Les guerres, vous les fomentez, vous les entretenez… vous n’essayez pas d’y mettre un terme. Vous exigez de vos concitoyens qu’ils soient responsables, mais vous ne l’êtes pas. Depuis des années, dans une province de la République démocratique du Congo, les Kivus sont massacrés. Des femmes sont violées et mutilées. Des villages sont rasés… Des millions de citoyens, Manu. Tués. Morts. Sais-tu pourquoi ? Bien sûr que tu le sais, mais rappelons-le quand-même : parce que cette province est riche. Il n’y a qu’à se baisser pour y ramasser du coltan, cette poussière grise si nécessaire à la fabrication de nos ordinateurs, de nos téléphones portables, de nos satellites.
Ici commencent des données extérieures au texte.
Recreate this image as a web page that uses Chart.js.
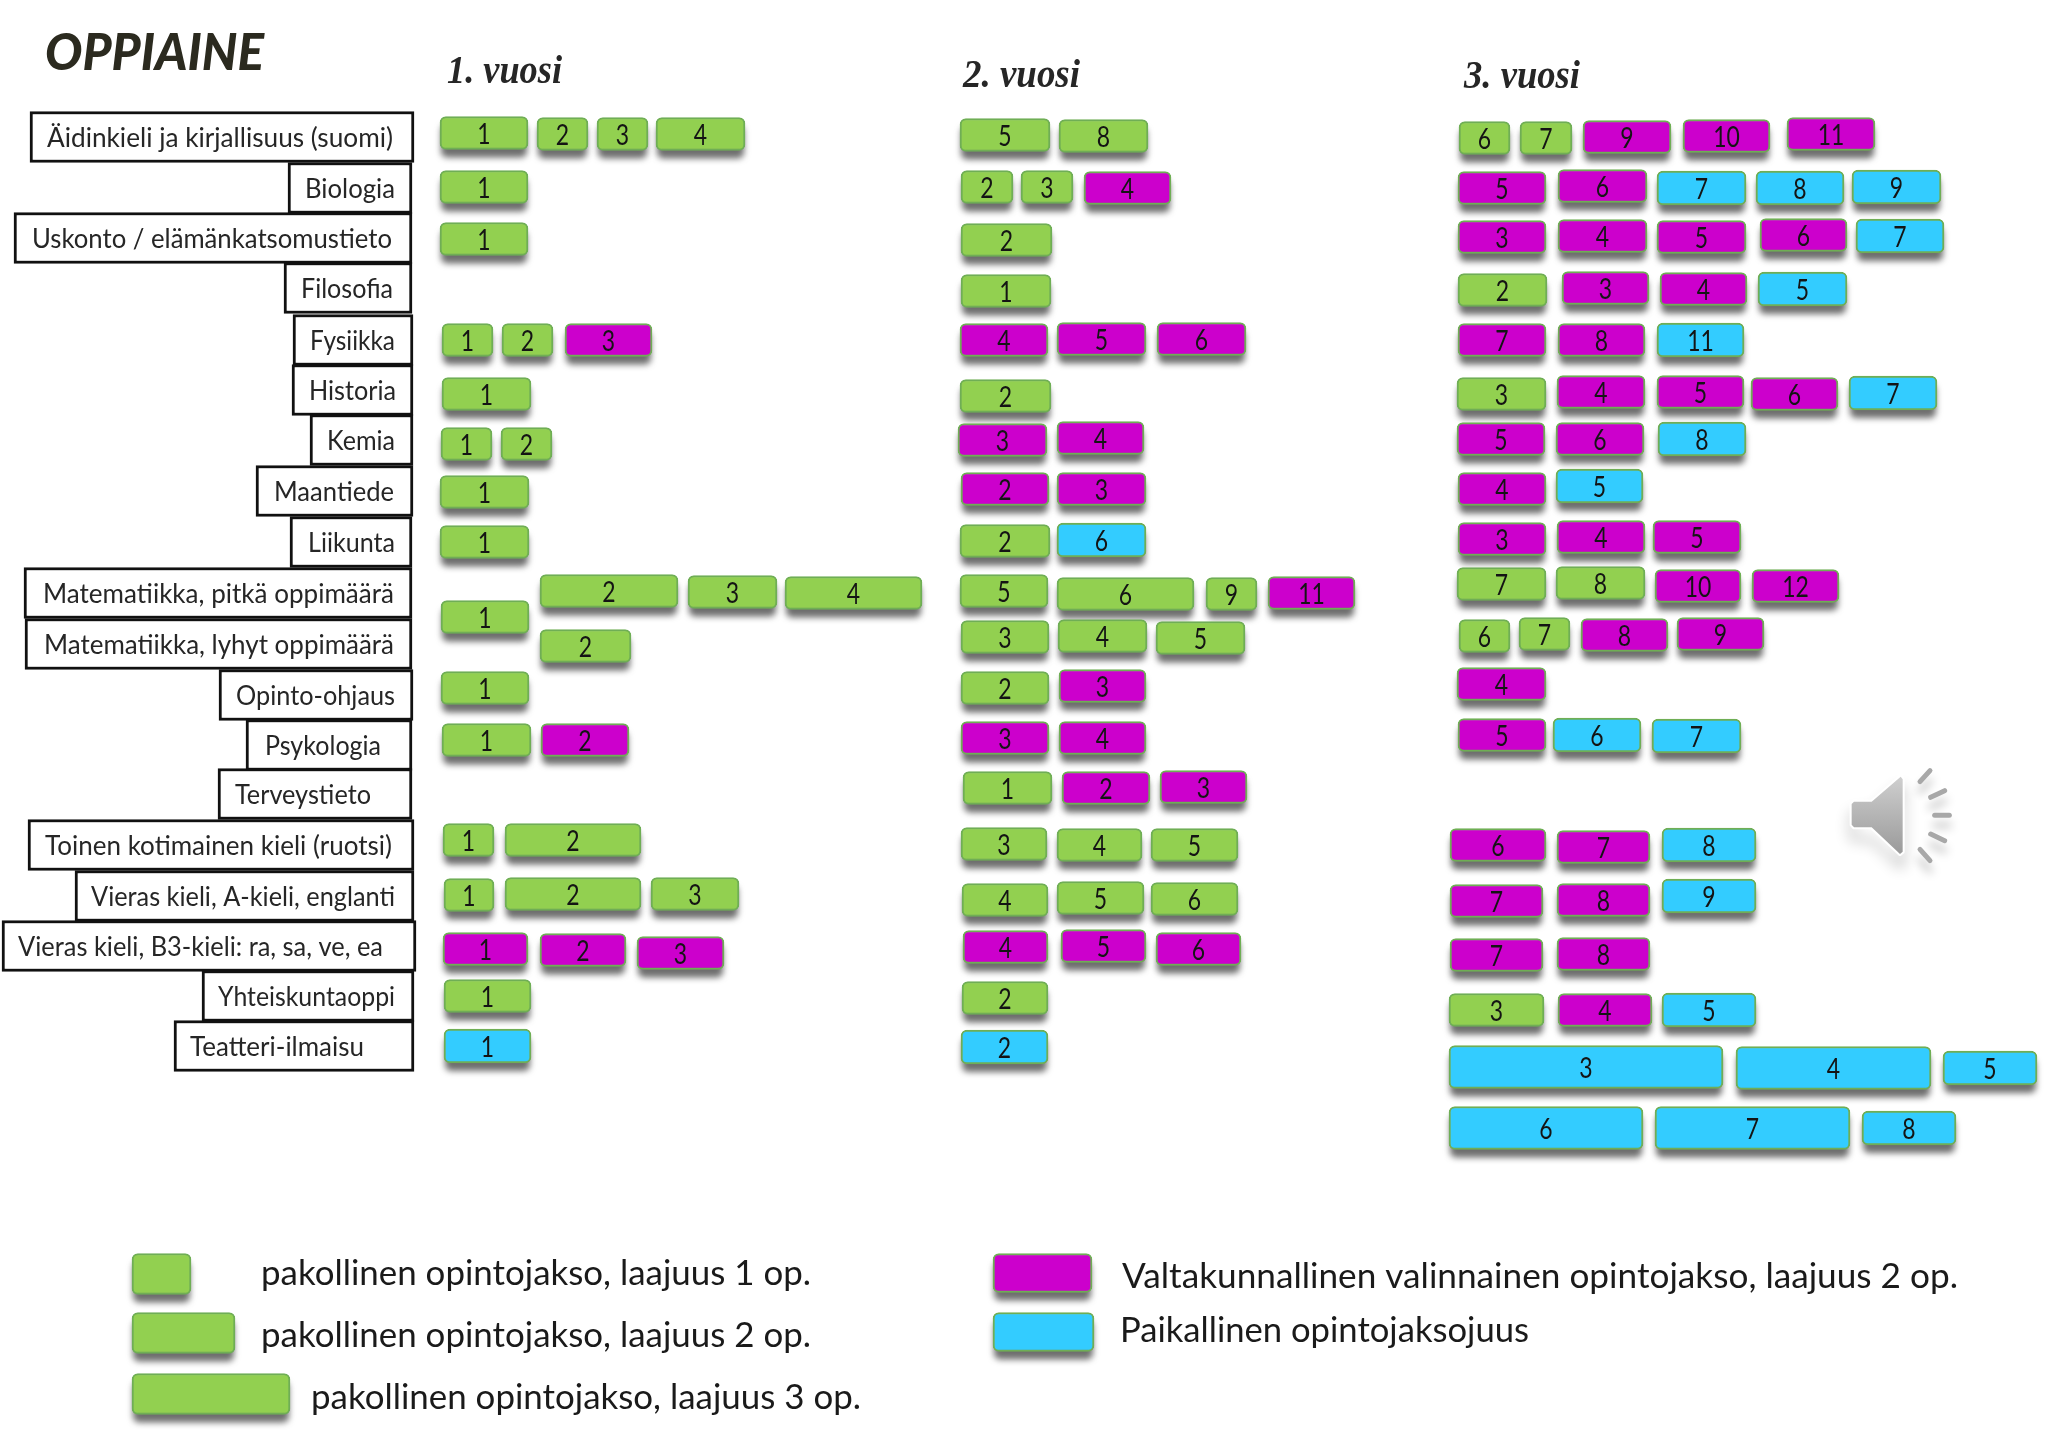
<!DOCTYPE html>
<html>
<head>
<meta charset="utf-8">
<style>
    html, body { margin: 0; padding: 0; background: #fff; }
    canvas { display: block; }
</style>
</head>
<body>
<canvas id="myChart" width="2048" height="1442"></canvas>

<script src="https://cdn.jsdelivr.net/npm/chart.js"></script>

<script>

    // subjects: name, left edge, right edge, middle of the row, text start, text width
    const subjects = [
        ['Äidinkieli ja kirjallisuus (suomi)', 30, 414, 137, 47, 346],
        ['Biologia', 288, 412, 188, 305, 90],
        ['Uskonto / elämänkatsomustieto', 14, 412, 238, 32, 360],
        ['Filosofia', 284, 412, 288, 301, 92],
        ['Fysiikka', 293, 413, 340, 310, 85],
        ['Historia', 292, 413, 390, 309, 87],
        ['Kemia', 310, 413, 440, 327, 68],
        ['Maantiede', 256, 413, 491, 274, 120],
        ['Liikunta', 290, 412, 542, 308, 87],
        ['Matematiikka, pitkä oppimäärä', 24, 412, 593, 43, 351],
        ['Matematiikka, lyhyt oppimäärä', 25, 412, 644, 44, 350],
        ['Opinto-ohjaus', 219, 413, 695, 236, 159],
        ['Psykologia', 246, 412, 745, 265, 116],
        ['Terveystieto', 218, 412, 794, 235, 136],
        ['Toinen kotimainen kieli (ruotsi)', 28, 414, 845, 45, 347],
        ['Vieras kieli, A-kieli, englanti', 75, 414, 896, 91, 304],
        ['Vieras kieli, B3-kieli: ra, sa, ve, ea', 2, 416, 946, 18, 365],
        ['Yhteiskuntaoppi', 202, 414, 996, 218, 177],
        ['Teatteri-ilmaisu', 174, 414, 1046, 190, 174]
    ];

    // course bars: number, start, end, row
    const compulsory = [
        ['1', 440, 528, 133], ['2', 537, 588, 134], ['3', 597, 648, 134], ['4', 656, 745, 134],
        ['1', 440, 528, 187], ['1', 440, 528, 239],
        ['1', 442, 493, 340], ['2', 502, 553, 340],
        ['1', 442, 531, 394],
        ['1', 441, 492, 444], ['2', 501, 552, 444],
        ['1', 440, 529, 492], ['1', 440, 529, 542],
        ['1', 441, 529, 617], ['2', 540, 678, 591], ['3', 688, 777, 592], ['4', 785, 922, 593],
        ['2', 540, 631, 646], ['1', 441, 529, 688], ['1', 442, 531, 740],
        ['1', 443, 494, 840], ['2', 505, 641, 840],
        ['1', 444, 494, 895], ['2', 505, 641, 894], ['3', 651, 739, 894],
        ['1', 444, 531, 996],
        ['5', 960, 1050, 135], ['8', 1059, 1148, 136],
        ['2', 961, 1013, 187], ['3', 1021, 1073, 187],
        ['2', 961, 1052, 240], ['1', 961, 1051, 291], ['2', 960, 1051, 396],
        ['2', 960, 1050, 541],
        ['5', 960, 1048, 591], ['6', 1057, 1194, 594], ['9', 1206, 1257, 594],
        ['3', 961, 1049, 637], ['4', 1058, 1147, 636], ['5', 1156, 1245, 638],
        ['2', 961, 1049, 688], ['1', 963, 1052, 788],
        ['3', 961, 1047, 844], ['4', 1057, 1142, 845], ['5', 1151, 1238, 845],
        ['4', 962, 1048, 900], ['5', 1057, 1144, 898], ['6', 1151, 1238, 899],
        ['2', 962, 1048, 998],
        ['6', 1459, 1510, 138], ['7', 1520, 1572, 138],
        ['2', 1458, 1547, 290], ['3', 1457, 1546, 394],
        ['7', 1457, 1546, 584], ['8', 1556, 1645, 583],
        ['6', 1459, 1510, 636], ['7', 1519, 1570, 634],
        ['3', 1449, 1544, 1010]
    ];

    const national = [
        ['3', 565, 652, 340], ['2', 541, 629, 740],
        ['1', 443, 528, 949], ['2', 540, 626, 950], ['3', 637, 724, 953],
        ['4', 1084, 1171, 188],
        ['4', 960, 1048, 340], ['5', 1057, 1146, 339], ['6', 1157, 1246, 339],
        ['3', 958, 1047, 440], ['4', 1057, 1144, 438],
        ['2', 961, 1049, 489], ['3', 1057, 1146, 489],
        ['11', 1268, 1355, 593], ['3', 1059, 1146, 686],
        ['3', 961, 1049, 738], ['4', 1059, 1146, 738],
        ['2', 1062, 1150, 788], ['3', 1160, 1247, 787],
        ['4', 963, 1048, 947], ['5', 1061, 1146, 946], ['6', 1156, 1241, 949],
        ['9', 1583, 1671, 137], ['10', 1683, 1770, 136], ['11', 1787, 1875, 134],
        ['5', 1458, 1546, 188], ['6', 1558, 1647, 186],
        ['3', 1458, 1546, 237], ['4', 1558, 1647, 236], ['5', 1657, 1746, 237], ['6', 1760, 1847, 235],
        ['3', 1562, 1649, 288], ['4', 1660, 1747, 289],
        ['7', 1458, 1546, 340], ['8', 1558, 1645, 340],
        ['4', 1557, 1645, 392], ['5', 1657, 1744, 392], ['6', 1751, 1838, 394],
        ['5', 1457, 1545, 439], ['6', 1556, 1644, 439],
        ['4', 1458, 1546, 489],
        ['3', 1458, 1546, 539], ['4', 1557, 1645, 537], ['5', 1653, 1741, 537],
        ['10', 1655, 1741, 586], ['12', 1752, 1839, 586],
        ['8', 1581, 1668, 635], ['9', 1677, 1764, 634],
        ['4', 1457, 1546, 684], ['5', 1458, 1546, 735],
        ['6', 1450, 1546, 845], ['7', 1557, 1650, 847],
        ['7', 1450, 1543, 901], ['8', 1557, 1650, 900],
        ['7', 1450, 1543, 955], ['8', 1557, 1650, 954],
        ['4', 1558, 1652, 1010]
    ];

    const local = [
        ['1', 444, 531, 1046],
        ['6', 1057, 1146, 540], ['2', 961, 1048, 1047],
        ['7', 1657, 1746, 188], ['8', 1756, 1844, 188], ['9', 1852, 1941, 187],
        ['7', 1856, 1944, 236], ['5', 1758, 1847, 289], ['11', 1657, 1744, 340],
        ['7', 1849, 1937, 393], ['8', 1658, 1746, 439], ['5', 1556, 1643, 486],
        ['6', 1553, 1641, 735], ['7', 1652, 1741, 736],
        ['8', 1662, 1756, 845], ['9', 1662, 1756, 896], ['5', 1662, 1756, 1010],
        ['5', 1943, 2037, 1068], ['8', 1862, 1956, 1128]
    ];

    const localLong = [
        ['3', 1449, 1723, 1067], ['4', 1736, 1931, 1068],
        ['6', 1449, 1643, 1128], ['7', 1655, 1850, 1128]
    ];

    // legend swatches
    const legendCompulsory = [['', 132, 191, 1274], ['', 132, 235, 1333], ['', 132, 290, 1394]];
    const legendNational = [['', 993, 1092, 1273]];
    const legendLocal = [['', 993, 1094, 1332]];

    const legendTexts = [
        ['pakollinen opintojakso, laajuus 1 op.', 261, 1274, 550],
        ['pakollinen opintojakso, laajuus 2 op.', 261, 1336, 550],
        ['pakollinen opintojakso, laajuus 3 op.', 311, 1398, 550],
        ['Valtakunnallinen valinnainen opintojakso, laajuus 2 op.', 1122, 1277, 836],
        ['Paikallinen opintojaksojuus', 1120, 1331, 409]
    ];

    const yearTitles = [['1. vuosi', 447, 73, 115], ['2. vuosi', 963, 77, 117], ['3. vuosi', 1464, 78, 116]];

    const GREEN = '#92d050', MAGENTA = '#cc00cc', CYAN = '#33ccff', EDGE = '#6fae55';

    function toPoints(list) {
        return list.map(([label, start, end, row]) => ({ x: [start, end], y: row, label: label }));
    }

    function courseDataset(list, color, thickness) {
        return {
            data: toPoints(list),
            backgroundColor: color,
            borderColor: EDGE,
            borderWidth: 2,
            borderRadius: 6,
            borderSkipped: false,
            barThickness: thickness,
            hasShadow: true
        };
    }

    const subjectDataset = {
        data: subjects.map(([name, left, right, row, textStart, textWidth]) => ({
            x: [left, right], y: row, label: name, textStart: textStart, textWidth: textWidth
        })),
        backgroundColor: '#ffffff',
        borderColor: '#111111',
        borderWidth: 3,
        borderSkipped: false,
        barThickness: 51,
        isSubject: true
    };

    // calibri is not there, Lato is close but the width differs so text gets squeezed
    function fitText(ctx, text, x, y, font, color, width, align, squeeze = 1) {
        ctx.save();
        ctx.font = font;
        ctx.fillStyle = color;
        ctx.textBaseline = 'middle';
        ctx.textAlign = 'left';
        const w = ctx.measureText(text).width;
        const sx = width ? width / w : squeeze;
        ctx.translate(align === 'center' ? x - w * sx / 2 : x, y);
        ctx.scale(sx, 1);
        ctx.fillText(text, 0, 0);
        ctx.restore();
    }

    function drawSpeaker(ctx) {
        ctx.save();
        ctx.translate(1780, 740);
        ctx.scale(1 / 3, 1 / 3);
        ctx.lineJoin = 'round';
        ctx.lineCap = 'round';

        ctx.shadowColor = 'rgba(0,0,0,0.3)';
        ctx.shadowBlur = 14;
        ctx.shadowOffsetY = 12;
        const grad = ctx.createLinearGradient(0, 110, 0, 342);
        grad.addColorStop(0, '#cfcfcf');
        grad.addColorStop(1, '#9a9a9a');
        ctx.beginPath();
        ctx.moveTo(222, 185);
        ctx.lineTo(275, 185);
        ctx.lineTo(362, 110);
        ctx.lineTo(368, 118);
        ctx.lineTo(368, 335);
        ctx.lineTo(360, 342);
        ctx.lineTo(275, 262);
        ctx.lineTo(222, 262);
        ctx.lineTo(215, 254);
        ctx.lineTo(215, 192);
        ctx.closePath();
        ctx.fillStyle = '#ffffff';
        ctx.strokeStyle = '#ffffff';
        ctx.lineWidth = 12;
        ctx.stroke();
        ctx.shadowColor = 'transparent';
        ctx.fillStyle = grad;
        ctx.fill();

        const ticks = [[420, 125, 450, 92], [452, 172, 494, 152], [464, 226, 508, 226], [452, 282, 494, 302], [420, 328, 450, 362]];
        ctx.shadowColor = 'rgba(0,0,0,0.25)';
        ctx.shadowBlur = 10;
        ctx.shadowOffsetY = 10;
        ctx.strokeStyle = '#a8a8a8';
        ctx.lineWidth = 15;
        ticks.forEach(t => {
            ctx.beginPath();
            ctx.moveTo(t[0], t[1]);
            ctx.lineTo(t[2], t[3]);
            ctx.stroke();
        });
        ctx.restore();
    }

    const shadowPlugin = {
        id: 'barShadow',
        beforeDatasetsDraw(chart) {
            const ctx = chart.ctx;
            ctx.save();
            ctx.filter = 'blur(3px)';
            ctx.fillStyle = 'rgba(85,85,85,0.85)';
            chart.data.datasets.forEach((ds, i) => {
                if (!ds.hasShadow) return;
                chart.getDatasetMeta(i).data.forEach(el => {
                    const p = el.getProps(['x', 'y', 'base', 'height'], true);
                    ctx.beginPath();
                    ctx.roundRect(p.base + 1, p.y - p.height / 2 + 8, p.x - p.base - 2, p.height, 6);
                    ctx.fill();
                });
            });
            ctx.restore();
        }
    };

    const textPlugin = {
        id: 'barText',
        afterDatasetsDraw(chart) {
            const ctx = chart.ctx;
            chart.data.datasets.forEach((ds, i) => {
                chart.getDatasetMeta(i).data.forEach((el, j) => {
                    const item = ds.data[j];
                    if (!item.label) return;
                    const p = el.getProps(['x', 'y', 'base'], true);
                    if (ds.isSubject) {
                        fitText(ctx, item.label, item.textStart, p.y + 1, '27px Lato', '#262626', item.textWidth);
                    } else {
                        fitText(ctx, item.label, (p.x + p.base) / 2, p.y + 2, '28px Lato', '#141414', null, 'center', 0.82);
                    }
                });
            });

            fitText(ctx, 'OPPIAINE', 45, 53, 'italic 900 52px Lato', '#2b2a1f', 219);

            yearTitles.forEach(([text, x, y, width]) => {
                fitText(ctx, text, x, y, 'italic bold 40px "Liberation Serif"', '#262626', width);
            });

            legendTexts.forEach(([text, x, y, width]) => {
                fitText(ctx, text, x, y, '34px Lato', '#1a1a1a', width);
            });

            drawSpeaker(ctx);
        }
    };

    const ctx = document.getElementById('myChart').getContext('2d');

    new Chart(ctx, {
        type: 'bar',
        data: {
            datasets: [
                courseDataset(compulsory, GREEN, 33),
                courseDataset(national, MAGENTA, 33),
                courseDataset(local, CYAN, 34),
                courseDataset(localLong, CYAN, 43),
                courseDataset(legendCompulsory, GREEN, 41),
                courseDataset(legendNational, MAGENTA, 39),
                courseDataset(legendLocal, CYAN, 39),
                subjectDataset
            ]
        },
        options: {
            indexAxis: 'y',
            responsive: false,
            devicePixelRatio: 1,
            animation: false,
            grouped: false,
            layout: { padding: 0 },
            scales: {
                x: { type: 'linear', min: 0, max: 2048, display: false },
                y: { type: 'linear', min: 0, max: 1442, reverse: true, offset: false, display: false }
            },
            plugins: {
                legend: { display: false },
                tooltip: { enabled: false }
            }
        },
        plugins: [shadowPlugin, textPlugin]
    });

</script>
</body>
</html>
Et pour ne pas avoir à payer son juste prix, les grandes multinationales – que tu célèbres à tout propos et que tu sers si bien – envoient des milices massacrer les populations civiles, pour se faire place nette. Ces gens sont en guerre, Manu ! Ils tombent sous les coups meurtriers de la course au profit… « quel qu’en soit le prix ».
Nous, nous ne sommes pas en guerre, Manu, mais vu comme vous vous y prenez, toi et tes petits camarades, ça ne saurait tarder.